Christian and his men attempted to colonise the island of Tubuai, but were unsuccessful. They returned to Tahiti where 16 crewmen decided to remain. Christian and eight others searched for a safe haven and settled on Pitcairn Island. Those who remained in Tahiti were captured by the British and returned to England where three were hanged. The remaining mutineers lived on Pitcairn Island, although sickness and internal strife led only one survivor, John Adams, to be discovered by an American ship in 1808.
The population of the Pitcairn Islands had grown significantly, so many of the descendants of the HMS Bounty mutineers were moved to Norfolk Island, a former penal colony nearly 4,000 miles west. Less than two years later, 17 of them returned to Pitcairn. Today, about 40 people call Pitcairn Island home and all but a handful are descendants of the HMS Bounty mutineers.

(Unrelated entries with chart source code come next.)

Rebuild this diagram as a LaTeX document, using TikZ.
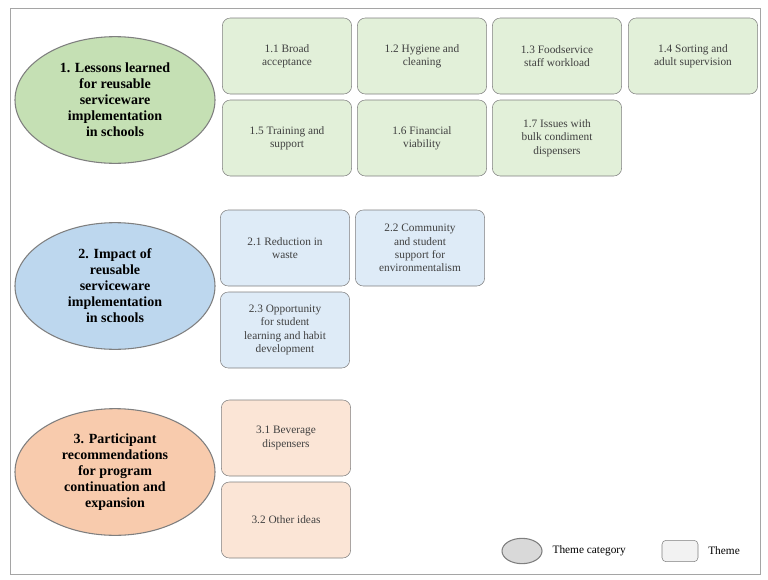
\documentclass[tikz,border=0pt]{standalone}
\usepackage{fontspec}
\setmainfont{Liberation Serif}
\usetikzlibrary{positioning,shapes.geometric}
\definecolor{catgreen}{HTML}{C5E0B4}
\definecolor{catblue}{HTML}{BDD7EE}
\definecolor{catorange}{HTML}{F8CBAD}
\definecolor{thgreen}{HTML}{E2F0D9}
\definecolor{thblue}{HTML}{DEEBF7}
\definecolor{thorange}{HTML}{FBE5D6}
\definecolor{edgegray}{HTML}{7F7F7F}
\begin{document}
\begin{tikzpicture}[x=0.75pt,y=-0.75pt,
        category/.style={ellipse, draw=edgegray, thick, minimum width=150pt, minimum height=95pt, align=center, font=\fontsize{10.5}{12}\selectfont\bfseries},
        theme/.style={draw=edgegray, rounded corners=6pt, minimum width=97pt, minimum height=57pt, align=center, font=\fontsize{8.5}{10}\selectfont, text=black!75},
        gtheme/.style={theme, fill=thgreen},
        btheme/.style={theme, fill=thblue},
        otheme/.style={theme, fill=thorange}
    ]
    \useasboundingbox (0,0) rectangle (768,579);
    \draw[edgegray!70] (10,8) rectangle (760,574);

    % categories
    \node[category, fill=catgreen] (cat1) at (115,100) {1. Lessons learned\\for reusable\\serviceware\\implementation\\in schools};
    \node[category, fill=catblue] (cat2) at (115,286) {2. Impact of\\reusable\\serviceware\\implementation\\in schools};
    \node[category, fill=catorange] (cat3) at (115,472) {3. Participant\\recommendations\\for program\\continuation and\\expansion};

    % themes 1
    \node[gtheme] (t11) at (287,56) {1.1 Broad\\acceptance};
    \node[gtheme] (t12) at (422,56) {1.2 Hygiene and\\cleaning};
    \node[gtheme] (t13) at (557,56) {1.3 Foodservice\\staff workload};
    \node[gtheme] (t14) at (693,56) {1.4 Sorting and\\adult supervision};
    \node[gtheme] (t15) at (287,138) {1.5 Training and\\support};
    \node[gtheme] (t16) at (422,138) {1.6 Financial\\viability};
    \node[gtheme] (t17) at (557,138) {1.7 Issues with\\bulk condiment\\dispensers};

    % themes 2
    \node[btheme] (t21) at (285,248) {2.1 Reduction in\\waste};
    \node[btheme] (t22) at (420,248) {2.2 Community\\and student\\support for\\environmentalism};
    \node[btheme] (t23) at (285,330) {2.3 Opportunity\\for student\\learning and habit\\development};

    % themes 3
    \node[otheme] (t31) at (286,438) {3.1 Beverage\\dispensers};
    \node[otheme] (t32) at (286,520) {3.2 Other ideas};

    % legend
    \node[ellipse, draw=edgegray, thick, fill=black!15, minimum width=30pt, minimum height=19pt] (lcat) at (522,551) {};
    \node[right=4pt of lcat, font=\fontsize{8.5}{10}\selectfont] (lcattext) {Theme category};
    \node[draw=edgegray, rounded corners=3pt, fill=black!5, minimum width=27pt, minimum height=16pt] (lth) at (680,551) {};
    \node[right=4pt of lth, font=\fontsize{8.5}{10}\selectfont] (lthtext) {Theme};
\end{tikzpicture}
\end{document}
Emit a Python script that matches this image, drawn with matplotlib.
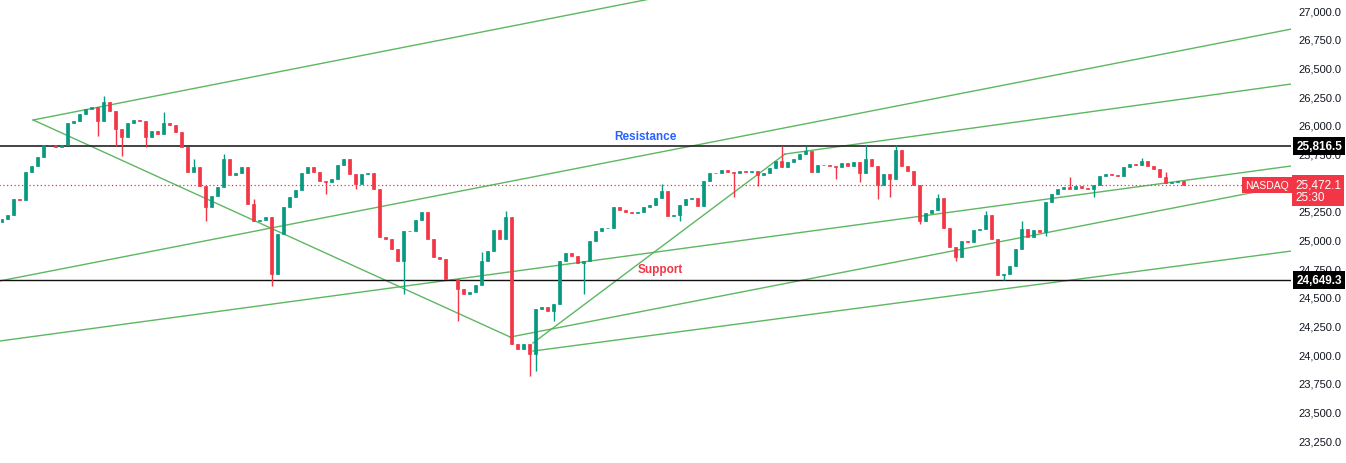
import numpy as np
import matplotlib
matplotlib.use("Agg")
import matplotlib.pyplot as plt

plt.rcParams.update({"font.family": ["Liberation Sans", "DejaVu Sans"]})

# --- donnees (NASDAQ, une bougie par pas) ---
close = [25177, 25212, 25352, 25343, 25587, 25640, 25718, 25823, 25823, 25805,
         25823, 26015, 26032, 26093, 26137, 26154, 26032, 26198, 26119, 25962,
         25892, 26015, 26041, 26032, 25892, 25945, 25919, 26015, 25997, 25936,
         25805, 25587, 25631, 25465, 25282, 25378, 25456, 25701, 25561, 25579,
         25631, 25308, 25160, 25169, 25195, 24698, 25047, 25282, 25369, 25430,
         25579, 25631, 25587, 25509, 25500, 25526, 25648, 25701, 25570, 25483,
         25570, 25579, 25439, 25020, 25003, 24916, 24811, 25073, 25073, 25169,
         25238, 25003, 24846, 24829, 24654, 24654, 24567, 24523, 24541, 24602,
         24811, 24898, 25081, 25003, 25195, 24087, 24044, 24087, 24000, 24392,
         24410, 24375, 24436, 24811, 24881, 24855, 24794, 24811, 24986, 25073,
         25099, 25099, 25282, 25256, 25238, 25230, 25238, 25282, 25299, 25360,
         25422, 25203, 25212, 25299, 25352, 25360, 25291, 25509, 25579, 25579,
         25605, 25587, 25579, 25596, 25587, 25596, 25561, 25579, 25622, 25683,
         25631, 25674, 25701, 25744, 25770, 25587, 25648, 25648, 25640, 25631,
         25666, 25640, 25674, 25579, 25701, 25640, 25474, 25570, 25526, 25779,
         25640, 25596, 25474, 25160, 25230, 25256, 25360, 25099, 24933, 24846,
         24986, 24977, 25081, 25090, 25212, 25003, 24689, 24698, 24767, 24916,
         25090, 25020, 25081, 25064, 25326, 25395, 25439, 25456, 25439, 25465,
         25448, 25439, 25474, 25552, 25570, 25561, 25552, 25631, 25657, 25648,
         25683, 25640, 25613, 25544, 25491, 25500, 25509, 25472.1]
first_open = 25150

# meches visibles (indice de bougie -> prix)
wick_hi = {17: 26250, 27: 26110, 32: 25701, 37: 25744, 42: 25352, 80: 24890,
           84: 25247, 110: 25483, 130: 25814, 134: 25814, 144: 25823,
           149: 25823, 156: 25395, 164: 25247, 170: 25160, 178: 25544,
           190: 25709, 194: 25587}
wick_lo = {16: 25901, 19: 25814, 20: 25727, 24: 25805, 34: 25160, 45: 24593,
           54: 25395, 59: 25439, 67: 24523, 76: 24288, 88: 23808, 89: 23852,
           92: 24288, 97: 24523, 113: 25160, 122: 25369, 126: 25465,
           139: 25526, 143: 25500, 146: 25352, 148: 25369, 153: 25134,
           159: 24811, 167: 24645, 174: 25029, 182: 25369}

# droites tracees (bougie, prix) -> (bougie, prix)
trend_lines = [((5.2, 26041), (108.0, 27096)),
               ((5.2, 26041), (84.7, 24148)),
               ((-0.4, 24637), (214.9, 26834)),
               ((-0.4, 24113), (214.9, 25640)),
               ((84.7, 24148), (214.9, 25474)),
               ((88.5, 24096), (130.5, 25744)),
               ((130.5, 25744), (214.9, 26355)),
               ((88.5, 24026), (214.9, 24898))]

resistance = 25816.5
support = 24649.3
last_price = 25472.1
countdown = "25:30"
price_ticks = np.arange(23250, 27001, 250)

UP, DOWN = "#089981", "#F23645"
GREEN = "#4caf50"

fig = plt.figure(figsize=(13.46, 4.64), dpi=100)
ax = fig.add_axes([0, 0, 1291 / 1346, 1])

n = len(close)
x = np.arange(n)
op = np.array([first_open] + close[:-1], dtype=float)
cl = np.array(close, dtype=float)
col = [UP if c >= o else DOWN for o, c in zip(op, cl)]
hi = np.array([wick_hi.get(i, max(op[i], cl[i])) for i in range(n)])
lo = np.array([wick_lo.get(i, min(op[i], cl[i])) for i in range(n)])

# lignes
for (x0, y0), (x1, y1) in trend_lines:
    ax.plot([x0, x1], [y0, y1], color=GREEN, lw=1.0, alpha=0.9, zorder=1)
ax.axhline(resistance, color="#222222", lw=1.2, zorder=1)
ax.axhline(support, color="#111111", lw=1.0, zorder=1)
ax.hlines(last_price, -1, 207.6, colors=DOWN, linestyles=(0, (1, 2)), lw=0.9, zorder=1)

# bougies
ax.vlines(x, lo, hi, colors=col, lw=1.0, zorder=2)
ax.bar(x, cl - op, bottom=op, width=0.5, color=col, edgecolor=col, lw=0.5, zorder=3)

ax.annotate("Resistance", (107.2, resistance), xytext=(0, 3), textcoords="offset points",
            ha="center", va="bottom", color="#2962FF", fontsize=8.5, fontweight="bold")
ax.annotate("Support", (109.7, support), xytext=(0, 3), textcoords="offset points",
            ha="center", va="bottom", color=DOWN, fontsize=8.5, fontweight="bold")

ax.set_xlim(-2 / 6, 1289 / 6)
ax.set_ylim(23049.5, 27096)
for s in ax.spines.values():
    s.set_visible(False)
ax.set_xticks([])
ax.yaxis.tick_right()
ax.set_yticks(price_ticks)
ax.set_yticklabels([f"{v:,.1f}" for v in price_ticks])
ax.tick_params(axis="y", length=0, pad=5, labelsize=8, labelcolor="#131722")

tr = ax.get_yaxis_transform()
for p in (resistance, support):
    ax.text(1.004, p, f"{p:,.1f}", transform=tr, ha="left", va="center", color="white",
            fontsize=8.5, fontweight="bold", clip_on=False, zorder=5,
            bbox=dict(boxstyle="square,pad=0.25", fc="black", ec="none"))
ax.text(0.998, last_price, "NASDAQ", transform=tr, ha="right", va="center", color="white",
        fontsize=7.5, clip_on=False, zorder=5,
        bbox=dict(boxstyle="square,pad=0.3", fc=DOWN, ec="none"))
ax.annotate(f"{last_price:,.1f}\n{countdown}", (1, last_price), xycoords=tr,
            xytext=(3, 5), textcoords="offset points", ha="left", va="top",
            color="white", fontsize=8.5, linespacing=1.1, annotation_clip=False, zorder=5,
            bbox=dict(boxstyle="square,pad=0.25", fc=DOWN, ec="none"))

fig.savefig("out.png", dpi=100, facecolor="white")
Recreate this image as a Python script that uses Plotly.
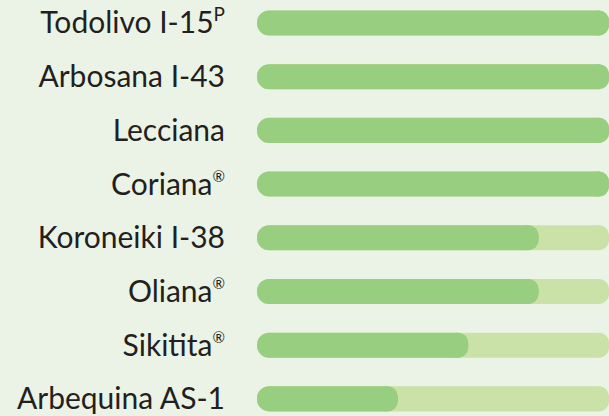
import plotly.graph_objects as go

categories = ["Todolivo I-15<sup><span style='font-size:19px'>P</span></sup>", "Arbosana I-43", "Lecciana",
              "Coriana<sup><span style='font-size:15px'>®</span></sup>",
              "Koroneiki I-38", "Oliana<sup><span style='font-size:15px'>®</span></sup>",
              "Sikitita<sup><span style='font-size:15px'>®</span></sup>", "Arbequina AS-1"]
values = [5, 5, 5, 5, 4, 4, 3, 2]
max_value = 5

track_color = "#cae2a7"
bar_color = "#98ce80"
bg_color = "#ebf3e6"

fig = go.Figure()

def add_rounded(vals, color):
    # long piece rounded at the left end, short cap rounded at the right end
    cap = 0.3
    fig.add_trace(go.Bar(
        y=categories, x=[-v for v in vals], base=vals, orientation="h",
        marker=dict(color=color, cornerradius="50%", line=dict(width=0), opacity=1),
        width=0.466, hoverinfo="skip", showlegend=False,
    ))
    fig.add_trace(go.Bar(
        y=categories, x=[cap] * len(vals), base=[v - cap for v in vals], orientation="h",
        marker=dict(color=color, cornerradius="50%", line=dict(width=0), opacity=1),
        width=0.466, hoverinfo="skip", showlegend=False,
    ))

add_rounded([max_value] * len(categories), track_color)
add_rounded(values, bar_color)

fig.update_layout(
    width=609, height=416,
    margin=dict(l=257, r=0, t=0, b=0),
    paper_bgcolor=bg_color, plot_bgcolor=bg_color,
    barmode="overlay",
    font=dict(family="Lato", size=30, color="#231f20"),
    xaxis=dict(range=[0, max_value], visible=False, fixedrange=True),
    yaxis=dict(type="category", range=[7.319, -0.428], showgrid=False, zeroline=False,
               showline=False, ticks="", ticklabelstandoff=31, fixedrange=True),
)

fig.write_html("out.html", post_script="document.body.style.margin='0';",
               config={"displayModeBar": False})
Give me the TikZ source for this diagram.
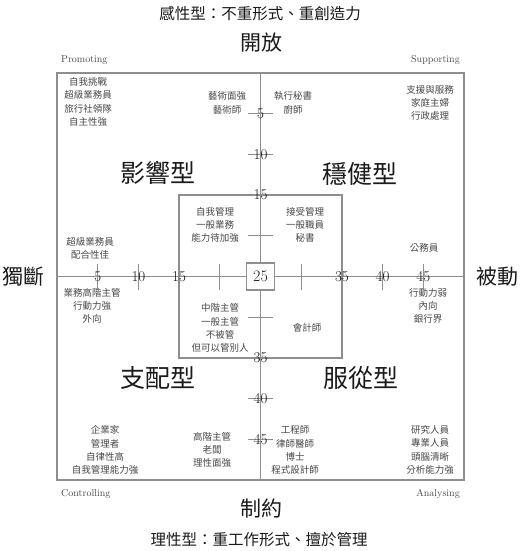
\documentclass[tikz,border=0pt]{standalone}
\usepackage{fontspec}
\usepackage{tikz}
\usetikzlibrary{positioning}
\newfontfamily\cjk{Noto Sans CJK TC}
\definecolor{rule}{HTML}{8E8E8E}
\definecolor{ink}{HTML}{1A1A1A}
\definecolor{note}{HTML}{474747}
\tikzset{
  frame/.style={draw=rule, line width=1.6pt, inner sep=0pt},
  axis/.style={draw=rule, line width=1.6pt},
  tickmark/.style={draw=rule, line width=1.1pt},
  num/.style={inner sep=0pt, text=ink, font=\fontsize{15}{15}\selectfont},
  midbox/.style={draw=rule, line width=1.1pt, fill=white, inner sep=0pt, minimum width=28pt, minimum height=27pt, text=ink, font=\fontsize{16}{16}\selectfont},
  note/.style={inner sep=0pt, align=center, text=note, font=\cjk\fontsize{9.5}{13.2}\selectfont},
  kind/.style={inner sep=0pt, text=ink, font=\cjk\fontsize{25}{25}\selectfont},
  pole/.style={inner sep=0pt, text=ink, font=\cjk\fontsize{21}{21}\selectfont},
  motto/.style={inner sep=0pt, text=ink, font=\cjk\fontsize{15.5}{16}\selectfont},
  corner/.style={inner sep=0pt, text=note, font=\fontsize{10}{10}\selectfont},
}

\begin{document}
\begin{tikzpicture}[x=1pt,y=-1pt]
  \useasboundingbox (0,0) rectangle (520,551);
  % frame, inner square and axes
  \node[frame,minimum width=407pt,minimum height=407pt](outer) at (260.5,276.5){};
  \node[frame,line width=1.2pt,minimum width=163pt,minimum height=163pt](inner) at (260.5,276.5){};
  \draw[axis] (outer.north) -- (outer.south);
  \draw[axis] (outer.west) -- (outer.east);
  % scale marks
  \foreach \v in {5,10,15,20,30,35,40,45}{
    \draw[tickmark] (57+\v*8.14,263.5) -- (57+\v*8.14,290);
    \draw[tickmark] (248,73+\v*8.14) -- (273,73+\v*8.14);
  }
  \foreach \v in {5,10,15,35,40,45}{
    \node[num](hx\v) at (57+\v*8.14,276.5){\v};
    \node[num](vy\v) at (260.5,73+\v*8.14){\v};
  }
  \node[midbox](mid) at (260.5,276.5){25};
  % headings
  \node[motto](emo) at (260,14){感性型：不重形式、重創造力};
  \node[pole](open) at (261,43){開放};
  \node[pole](bound) at (261,508){制約};
  \node[motto](ratio) at (259,540){理性型：重工作形式、擅於管理};
  \node[pole](assert) at (23,277){獨斷};
  \node[pole](passive) at (497,277){被動};
  \node[corner,anchor=west](prom) at (61,60){Promoting};
  \node[corner,anchor=east](supp) at (460,60){Supporting};
  \node[corner,anchor=west](ctrl) at (61,494){Controlling};
  \node[corner,anchor=east](anal) at (460,494){Analysing};
  % quadrant names
  \node[kind](infl) at (158,173){影響型};
  \node[kind](stead) at (360,174){穩健型};
  \node[kind](domi) at (158,378){支配型};
  \node[kind](comp) at (361,378){服從型};
  % upper left
  \node[note](tla) at (88,102){自我挑戰\\超級業務員\\旅行社領隊\\自主性強};
  \node[note](tlb) at (227,103){藝術面強\\藝術師};
  \node[note](lma) at (90,248){超級業務員\\配合性佳};
  \node[note](itl) at (215,225){自我管理\\一般業務\\能力待加強};
  % upper right
  \node[note](tra) at (293,103){執行秘書\\廚師};
  \node[note](trb) at (430,103){支援與服務\\家庭主婦\\行政處理};
  \node[note](rma) at (424,248){公務員};
  \node[note](itr) at (305,225){接受管理\\一般職員\\秘書};
  % lower left
  \node[note](lmb) at (92,306){業務高階主管\\行動力強\\外向};
  \node[note](ibl) at (220,328){中階主管\\一般主管\\不被管\\但可以管別人};
  \node[note](bla) at (105,450){企業家\\管理者\\自律性高\\自我管理能力強};
  \node[note](blb) at (212,450){高階主管\\老闆\\理性面強};
  % lower right
  \node[note](rmb) at (428,306){行動力弱\\內向\\銀行界};
  \node[note](ibr) at (307,328){會計師};
  \node[note](bra) at (295,450){工程師\\律師醫師\\博士\\程式設計師};
  \node[note](brb) at (430,450){研究人員\\專業人員\\頭腦清晰\\分析能力強};
\end{tikzpicture}
\end{document}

Celebrations and Traditions
Bounty Day begins with Islanders, dressed in the traditional clothing worn by the mutineers, landing at Kingston Pier. They travel to the Cenotaph to lay wreaths in honor of those who died during war. Children place flowers on the grave of family members at the island’s cemetery at the end of Quality Row while family members sing hymns.
The main goal of Bounty Day is to celebrate heritage and family. There is a contest for the best-dressed family as well as one for the most well-humoured family. There is a large community picnic with traditional foods, island dancing and music. Children often play cricket during the picnic while adults relax with friends and family.
The night of Bounty Day is celebrated with the Bounty Ball where people arrive dressed in their finest clothing to dance the night away.